DIRECTIONS FOR THIS TASK
Copy out the data below from the line containing "Write the D3.js code for this chart." to the line containing "270, 300, 300];", both lines included, with all images left out.

* Begin ITEMS *

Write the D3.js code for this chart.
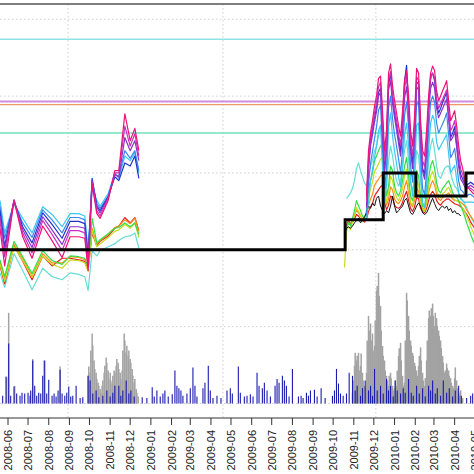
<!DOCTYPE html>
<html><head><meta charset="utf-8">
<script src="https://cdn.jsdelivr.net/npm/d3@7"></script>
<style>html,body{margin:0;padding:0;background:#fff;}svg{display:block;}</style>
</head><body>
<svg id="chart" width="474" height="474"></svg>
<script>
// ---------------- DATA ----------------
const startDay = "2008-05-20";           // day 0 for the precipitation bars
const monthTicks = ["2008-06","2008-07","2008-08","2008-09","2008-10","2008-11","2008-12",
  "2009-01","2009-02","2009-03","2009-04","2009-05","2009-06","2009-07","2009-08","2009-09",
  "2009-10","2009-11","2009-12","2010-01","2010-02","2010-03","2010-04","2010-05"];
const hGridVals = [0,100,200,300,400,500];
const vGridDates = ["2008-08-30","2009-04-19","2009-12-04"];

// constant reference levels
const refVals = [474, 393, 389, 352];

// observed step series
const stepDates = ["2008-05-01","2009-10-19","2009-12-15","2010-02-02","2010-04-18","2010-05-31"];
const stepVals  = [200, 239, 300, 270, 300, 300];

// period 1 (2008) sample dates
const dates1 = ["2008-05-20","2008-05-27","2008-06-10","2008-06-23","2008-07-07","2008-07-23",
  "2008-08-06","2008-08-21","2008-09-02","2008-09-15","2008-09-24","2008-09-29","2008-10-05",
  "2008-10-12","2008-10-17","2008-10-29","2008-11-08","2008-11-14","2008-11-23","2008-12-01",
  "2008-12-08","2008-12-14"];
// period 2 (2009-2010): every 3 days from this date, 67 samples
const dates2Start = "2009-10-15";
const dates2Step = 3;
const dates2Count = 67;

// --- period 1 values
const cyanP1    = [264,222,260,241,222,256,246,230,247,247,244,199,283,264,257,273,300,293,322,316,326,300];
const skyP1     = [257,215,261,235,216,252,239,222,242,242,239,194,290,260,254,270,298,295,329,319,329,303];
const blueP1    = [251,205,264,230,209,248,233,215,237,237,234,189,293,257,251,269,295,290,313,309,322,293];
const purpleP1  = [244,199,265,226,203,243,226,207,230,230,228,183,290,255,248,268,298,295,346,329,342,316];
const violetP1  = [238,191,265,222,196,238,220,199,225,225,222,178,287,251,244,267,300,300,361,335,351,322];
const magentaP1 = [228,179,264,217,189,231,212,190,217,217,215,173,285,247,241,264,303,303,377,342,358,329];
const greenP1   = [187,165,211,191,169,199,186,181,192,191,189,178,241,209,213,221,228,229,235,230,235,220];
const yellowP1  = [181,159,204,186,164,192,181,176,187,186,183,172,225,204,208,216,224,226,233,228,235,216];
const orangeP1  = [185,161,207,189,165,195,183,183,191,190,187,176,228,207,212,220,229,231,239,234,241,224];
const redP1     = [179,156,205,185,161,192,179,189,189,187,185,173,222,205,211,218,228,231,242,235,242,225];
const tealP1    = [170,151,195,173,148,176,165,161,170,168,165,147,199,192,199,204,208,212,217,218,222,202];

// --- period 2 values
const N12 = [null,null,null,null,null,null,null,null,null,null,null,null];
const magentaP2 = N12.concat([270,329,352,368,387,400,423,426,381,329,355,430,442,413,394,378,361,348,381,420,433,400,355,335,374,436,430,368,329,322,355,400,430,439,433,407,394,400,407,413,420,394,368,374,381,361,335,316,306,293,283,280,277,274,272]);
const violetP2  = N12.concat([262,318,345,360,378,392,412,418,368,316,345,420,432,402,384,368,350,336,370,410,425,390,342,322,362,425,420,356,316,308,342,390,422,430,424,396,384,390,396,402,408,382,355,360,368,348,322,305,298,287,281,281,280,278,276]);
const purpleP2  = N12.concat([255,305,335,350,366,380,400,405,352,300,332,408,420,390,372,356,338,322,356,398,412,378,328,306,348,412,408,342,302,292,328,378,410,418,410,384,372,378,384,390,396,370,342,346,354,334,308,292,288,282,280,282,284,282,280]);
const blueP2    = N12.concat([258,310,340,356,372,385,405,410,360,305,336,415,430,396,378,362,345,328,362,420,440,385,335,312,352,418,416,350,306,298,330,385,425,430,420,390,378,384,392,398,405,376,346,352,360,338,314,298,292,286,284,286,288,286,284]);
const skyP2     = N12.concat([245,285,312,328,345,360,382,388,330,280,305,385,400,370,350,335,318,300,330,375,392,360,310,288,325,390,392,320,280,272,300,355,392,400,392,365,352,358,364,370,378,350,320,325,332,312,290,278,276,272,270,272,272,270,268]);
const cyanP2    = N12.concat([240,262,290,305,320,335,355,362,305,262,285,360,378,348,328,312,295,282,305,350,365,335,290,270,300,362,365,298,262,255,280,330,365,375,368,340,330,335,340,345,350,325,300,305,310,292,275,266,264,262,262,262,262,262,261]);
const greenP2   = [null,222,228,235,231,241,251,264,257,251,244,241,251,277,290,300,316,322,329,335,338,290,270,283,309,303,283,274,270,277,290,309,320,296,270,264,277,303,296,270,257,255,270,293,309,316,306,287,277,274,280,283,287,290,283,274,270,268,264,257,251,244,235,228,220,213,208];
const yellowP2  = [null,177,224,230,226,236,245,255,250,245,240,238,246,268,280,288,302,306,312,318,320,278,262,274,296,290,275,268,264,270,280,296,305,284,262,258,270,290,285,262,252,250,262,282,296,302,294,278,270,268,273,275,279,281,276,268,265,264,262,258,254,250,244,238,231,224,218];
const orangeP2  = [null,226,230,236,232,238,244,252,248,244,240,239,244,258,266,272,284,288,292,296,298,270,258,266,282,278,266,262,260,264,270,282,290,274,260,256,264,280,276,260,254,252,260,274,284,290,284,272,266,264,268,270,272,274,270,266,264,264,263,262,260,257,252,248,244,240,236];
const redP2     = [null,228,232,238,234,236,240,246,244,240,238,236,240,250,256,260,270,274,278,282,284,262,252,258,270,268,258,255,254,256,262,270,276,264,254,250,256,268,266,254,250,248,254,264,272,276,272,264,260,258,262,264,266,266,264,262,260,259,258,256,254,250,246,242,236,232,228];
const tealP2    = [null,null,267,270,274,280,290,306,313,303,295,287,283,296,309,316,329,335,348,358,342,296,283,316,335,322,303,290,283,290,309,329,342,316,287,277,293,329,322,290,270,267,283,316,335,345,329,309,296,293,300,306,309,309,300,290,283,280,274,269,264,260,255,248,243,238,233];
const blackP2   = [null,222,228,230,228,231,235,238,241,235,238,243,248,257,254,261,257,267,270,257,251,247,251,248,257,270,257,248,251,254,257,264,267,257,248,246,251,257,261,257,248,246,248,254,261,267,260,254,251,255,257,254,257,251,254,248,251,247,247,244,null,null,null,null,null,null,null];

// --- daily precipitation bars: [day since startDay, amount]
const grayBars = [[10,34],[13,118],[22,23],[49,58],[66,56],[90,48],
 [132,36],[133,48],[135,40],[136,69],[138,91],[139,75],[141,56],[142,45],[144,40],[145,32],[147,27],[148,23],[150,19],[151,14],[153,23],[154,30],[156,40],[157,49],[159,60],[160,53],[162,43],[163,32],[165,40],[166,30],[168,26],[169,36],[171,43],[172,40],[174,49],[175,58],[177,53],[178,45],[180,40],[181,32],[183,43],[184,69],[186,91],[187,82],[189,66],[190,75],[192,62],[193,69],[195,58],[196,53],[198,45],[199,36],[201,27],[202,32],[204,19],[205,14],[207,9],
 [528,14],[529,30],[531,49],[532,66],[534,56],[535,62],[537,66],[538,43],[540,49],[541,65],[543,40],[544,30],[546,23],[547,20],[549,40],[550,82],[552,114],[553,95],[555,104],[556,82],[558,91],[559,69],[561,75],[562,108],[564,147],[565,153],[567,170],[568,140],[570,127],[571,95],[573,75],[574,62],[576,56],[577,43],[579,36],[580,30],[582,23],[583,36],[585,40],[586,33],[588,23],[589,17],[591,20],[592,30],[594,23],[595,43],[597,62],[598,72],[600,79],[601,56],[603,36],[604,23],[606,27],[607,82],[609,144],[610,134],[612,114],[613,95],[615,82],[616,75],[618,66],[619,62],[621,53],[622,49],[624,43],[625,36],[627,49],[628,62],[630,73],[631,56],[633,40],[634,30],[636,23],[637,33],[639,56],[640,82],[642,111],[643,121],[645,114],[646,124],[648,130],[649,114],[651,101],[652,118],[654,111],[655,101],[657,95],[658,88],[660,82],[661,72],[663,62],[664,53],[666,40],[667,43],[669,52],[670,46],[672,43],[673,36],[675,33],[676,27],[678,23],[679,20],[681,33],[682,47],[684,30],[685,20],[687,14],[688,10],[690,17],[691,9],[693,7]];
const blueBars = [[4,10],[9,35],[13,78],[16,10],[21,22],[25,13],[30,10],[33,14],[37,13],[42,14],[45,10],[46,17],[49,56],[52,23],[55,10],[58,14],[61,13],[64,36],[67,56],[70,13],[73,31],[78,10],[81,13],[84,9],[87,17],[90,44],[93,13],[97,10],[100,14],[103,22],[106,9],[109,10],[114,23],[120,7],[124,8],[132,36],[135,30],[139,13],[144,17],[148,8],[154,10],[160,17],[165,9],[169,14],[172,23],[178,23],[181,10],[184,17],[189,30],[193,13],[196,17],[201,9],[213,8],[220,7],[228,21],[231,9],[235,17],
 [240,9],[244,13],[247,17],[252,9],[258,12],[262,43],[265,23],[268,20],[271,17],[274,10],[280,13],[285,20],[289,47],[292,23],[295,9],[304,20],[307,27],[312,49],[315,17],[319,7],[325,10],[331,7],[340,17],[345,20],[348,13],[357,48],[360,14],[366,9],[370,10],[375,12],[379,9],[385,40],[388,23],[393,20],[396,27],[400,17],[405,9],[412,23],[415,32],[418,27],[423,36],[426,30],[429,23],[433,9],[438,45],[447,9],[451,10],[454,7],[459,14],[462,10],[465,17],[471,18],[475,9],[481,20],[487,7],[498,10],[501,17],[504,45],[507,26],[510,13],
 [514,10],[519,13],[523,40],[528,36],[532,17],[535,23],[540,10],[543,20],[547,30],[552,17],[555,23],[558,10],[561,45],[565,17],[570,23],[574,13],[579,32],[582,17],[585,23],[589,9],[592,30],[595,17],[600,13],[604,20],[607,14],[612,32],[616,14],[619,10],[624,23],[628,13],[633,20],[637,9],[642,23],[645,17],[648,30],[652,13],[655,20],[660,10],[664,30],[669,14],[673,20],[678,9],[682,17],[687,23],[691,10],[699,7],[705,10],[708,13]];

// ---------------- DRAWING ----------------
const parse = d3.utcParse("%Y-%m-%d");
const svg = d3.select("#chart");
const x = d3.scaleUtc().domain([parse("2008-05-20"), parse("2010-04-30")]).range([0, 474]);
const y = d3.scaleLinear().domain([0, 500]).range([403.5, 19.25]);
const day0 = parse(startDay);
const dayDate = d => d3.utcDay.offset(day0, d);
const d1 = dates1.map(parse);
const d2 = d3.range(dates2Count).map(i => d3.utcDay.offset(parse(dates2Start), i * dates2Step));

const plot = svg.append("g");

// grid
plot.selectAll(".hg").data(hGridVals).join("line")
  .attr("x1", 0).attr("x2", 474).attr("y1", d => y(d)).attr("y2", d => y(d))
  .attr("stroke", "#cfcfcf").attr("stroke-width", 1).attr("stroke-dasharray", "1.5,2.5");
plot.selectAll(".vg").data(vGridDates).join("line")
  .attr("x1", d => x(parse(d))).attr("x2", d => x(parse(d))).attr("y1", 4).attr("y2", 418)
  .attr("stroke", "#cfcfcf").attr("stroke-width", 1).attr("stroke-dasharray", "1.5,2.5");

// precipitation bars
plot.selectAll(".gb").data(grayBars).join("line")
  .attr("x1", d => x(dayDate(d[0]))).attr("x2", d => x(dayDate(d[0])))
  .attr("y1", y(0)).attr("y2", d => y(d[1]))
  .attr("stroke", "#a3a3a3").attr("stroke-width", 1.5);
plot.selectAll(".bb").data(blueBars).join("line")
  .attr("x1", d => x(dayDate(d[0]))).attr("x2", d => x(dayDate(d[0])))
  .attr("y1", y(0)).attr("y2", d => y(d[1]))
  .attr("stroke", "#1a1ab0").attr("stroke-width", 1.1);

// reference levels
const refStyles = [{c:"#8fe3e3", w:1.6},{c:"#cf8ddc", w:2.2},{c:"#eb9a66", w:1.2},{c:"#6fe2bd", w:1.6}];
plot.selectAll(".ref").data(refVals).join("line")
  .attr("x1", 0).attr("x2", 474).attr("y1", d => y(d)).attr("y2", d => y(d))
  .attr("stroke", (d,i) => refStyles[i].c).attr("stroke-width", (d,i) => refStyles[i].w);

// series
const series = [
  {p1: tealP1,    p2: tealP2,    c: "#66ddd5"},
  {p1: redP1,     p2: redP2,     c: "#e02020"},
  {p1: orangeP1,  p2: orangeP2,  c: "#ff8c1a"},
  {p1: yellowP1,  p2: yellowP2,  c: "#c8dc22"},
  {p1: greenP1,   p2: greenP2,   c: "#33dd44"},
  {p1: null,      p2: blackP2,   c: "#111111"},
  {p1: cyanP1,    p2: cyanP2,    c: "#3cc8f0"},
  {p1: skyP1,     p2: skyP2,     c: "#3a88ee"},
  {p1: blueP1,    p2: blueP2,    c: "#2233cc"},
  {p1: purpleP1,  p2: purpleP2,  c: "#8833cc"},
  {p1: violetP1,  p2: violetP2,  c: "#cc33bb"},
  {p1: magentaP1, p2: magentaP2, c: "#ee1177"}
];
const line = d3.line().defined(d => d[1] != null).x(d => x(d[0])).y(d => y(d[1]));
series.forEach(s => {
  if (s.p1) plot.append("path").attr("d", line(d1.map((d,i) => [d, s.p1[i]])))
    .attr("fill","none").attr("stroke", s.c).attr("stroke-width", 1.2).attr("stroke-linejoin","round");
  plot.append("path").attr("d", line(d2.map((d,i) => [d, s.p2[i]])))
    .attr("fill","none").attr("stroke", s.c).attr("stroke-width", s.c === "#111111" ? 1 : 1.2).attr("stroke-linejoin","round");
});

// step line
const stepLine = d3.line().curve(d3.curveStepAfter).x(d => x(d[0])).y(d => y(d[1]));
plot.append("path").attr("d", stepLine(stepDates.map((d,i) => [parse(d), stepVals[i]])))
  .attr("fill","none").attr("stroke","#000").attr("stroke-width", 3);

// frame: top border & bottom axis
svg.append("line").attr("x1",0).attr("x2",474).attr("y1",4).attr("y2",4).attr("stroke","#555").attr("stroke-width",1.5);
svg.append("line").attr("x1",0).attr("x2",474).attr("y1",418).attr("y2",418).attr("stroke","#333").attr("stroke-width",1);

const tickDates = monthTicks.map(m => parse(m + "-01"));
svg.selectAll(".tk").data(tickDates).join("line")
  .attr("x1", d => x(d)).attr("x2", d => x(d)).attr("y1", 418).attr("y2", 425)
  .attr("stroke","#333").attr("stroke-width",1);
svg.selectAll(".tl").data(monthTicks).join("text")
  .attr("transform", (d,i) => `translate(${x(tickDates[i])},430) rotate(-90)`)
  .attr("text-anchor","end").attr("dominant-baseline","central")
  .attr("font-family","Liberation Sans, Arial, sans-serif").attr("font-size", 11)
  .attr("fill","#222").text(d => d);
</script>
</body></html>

* End ITEMS *
* Begin ITEMS *

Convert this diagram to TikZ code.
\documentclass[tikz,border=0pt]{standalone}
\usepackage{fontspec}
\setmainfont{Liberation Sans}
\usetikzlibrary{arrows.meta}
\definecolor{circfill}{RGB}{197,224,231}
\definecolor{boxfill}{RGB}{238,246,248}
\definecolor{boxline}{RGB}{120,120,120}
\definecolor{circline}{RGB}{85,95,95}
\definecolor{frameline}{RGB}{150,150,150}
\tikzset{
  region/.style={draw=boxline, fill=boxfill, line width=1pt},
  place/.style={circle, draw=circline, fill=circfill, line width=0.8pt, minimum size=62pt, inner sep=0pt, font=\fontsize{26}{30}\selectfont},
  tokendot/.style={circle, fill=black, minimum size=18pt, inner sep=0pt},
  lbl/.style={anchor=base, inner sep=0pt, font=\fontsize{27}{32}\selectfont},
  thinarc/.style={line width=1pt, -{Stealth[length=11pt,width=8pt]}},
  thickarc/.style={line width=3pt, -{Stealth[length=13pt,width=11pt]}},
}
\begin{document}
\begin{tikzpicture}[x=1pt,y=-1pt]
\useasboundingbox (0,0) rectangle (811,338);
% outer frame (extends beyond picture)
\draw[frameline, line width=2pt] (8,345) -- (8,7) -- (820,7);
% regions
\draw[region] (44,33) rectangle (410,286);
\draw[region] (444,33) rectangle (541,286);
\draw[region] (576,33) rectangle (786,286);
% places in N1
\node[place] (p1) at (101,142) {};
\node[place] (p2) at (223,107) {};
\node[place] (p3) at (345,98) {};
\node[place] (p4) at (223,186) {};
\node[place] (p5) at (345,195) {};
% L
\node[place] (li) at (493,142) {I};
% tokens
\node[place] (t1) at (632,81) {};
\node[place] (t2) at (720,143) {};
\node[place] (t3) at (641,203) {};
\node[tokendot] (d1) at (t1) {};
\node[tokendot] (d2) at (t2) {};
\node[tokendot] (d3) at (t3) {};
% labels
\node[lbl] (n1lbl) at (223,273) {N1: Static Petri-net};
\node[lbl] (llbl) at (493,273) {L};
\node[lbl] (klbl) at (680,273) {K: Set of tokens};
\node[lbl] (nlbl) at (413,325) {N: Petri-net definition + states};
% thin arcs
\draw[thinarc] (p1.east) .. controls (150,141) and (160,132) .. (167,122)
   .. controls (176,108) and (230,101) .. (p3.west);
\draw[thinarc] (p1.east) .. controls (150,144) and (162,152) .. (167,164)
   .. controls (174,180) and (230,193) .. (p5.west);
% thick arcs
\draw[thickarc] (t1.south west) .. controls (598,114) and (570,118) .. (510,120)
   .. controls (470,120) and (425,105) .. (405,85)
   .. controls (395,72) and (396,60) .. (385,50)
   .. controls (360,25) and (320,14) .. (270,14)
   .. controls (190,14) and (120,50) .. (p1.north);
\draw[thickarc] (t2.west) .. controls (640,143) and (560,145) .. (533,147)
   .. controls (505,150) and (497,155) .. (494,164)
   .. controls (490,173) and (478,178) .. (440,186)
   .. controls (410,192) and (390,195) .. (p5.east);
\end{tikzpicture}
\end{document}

* End ITEMS *
* Begin ITEMS *

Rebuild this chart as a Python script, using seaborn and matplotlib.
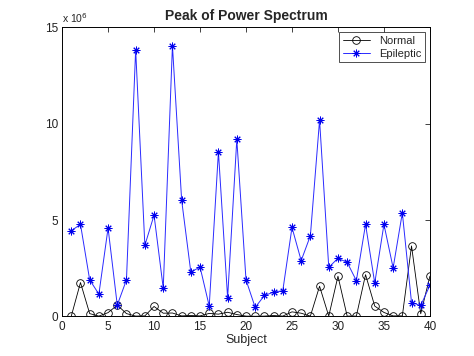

* End ITEMS *

TASK RESPONSE
Write the D3.js code for this chart.
<!DOCTYPE html>
<html><head><meta charset="utf-8">
<script src="https://cdn.jsdelivr.net/npm/d3@7"></script>
<style>html,body{margin:0;padding:0;background:#fff;}svg{display:block;}</style>
</head><body>
<svg id="chart" width="474" height="474"></svg>
<script>
// ---------------- DATA ----------------
const startDay = "2008-05-20";           // day 0 for the precipitation bars
const monthTicks = ["2008-06","2008-07","2008-08","2008-09","2008-10","2008-11","2008-12",
  "2009-01","2009-02","2009-03","2009-04","2009-05","2009-06","2009-07","2009-08","2009-09",
  "2009-10","2009-11","2009-12","2010-01","2010-02","2010-03","2010-04","2010-05"];
const hGridVals = [0,100,200,300,400,500];
const vGridDates = ["2008-08-30","2009-04-19","2009-12-04"];

// constant reference levels
const refVals = [474, 393, 389, 352];

// observed step series
const stepDates = ["2008-05-01","2009-10-19","2009-12-15","2010-02-02","2010-04-18","2010-05-31"];
const stepVals  = [200, 239, 300, 270, 300, 300];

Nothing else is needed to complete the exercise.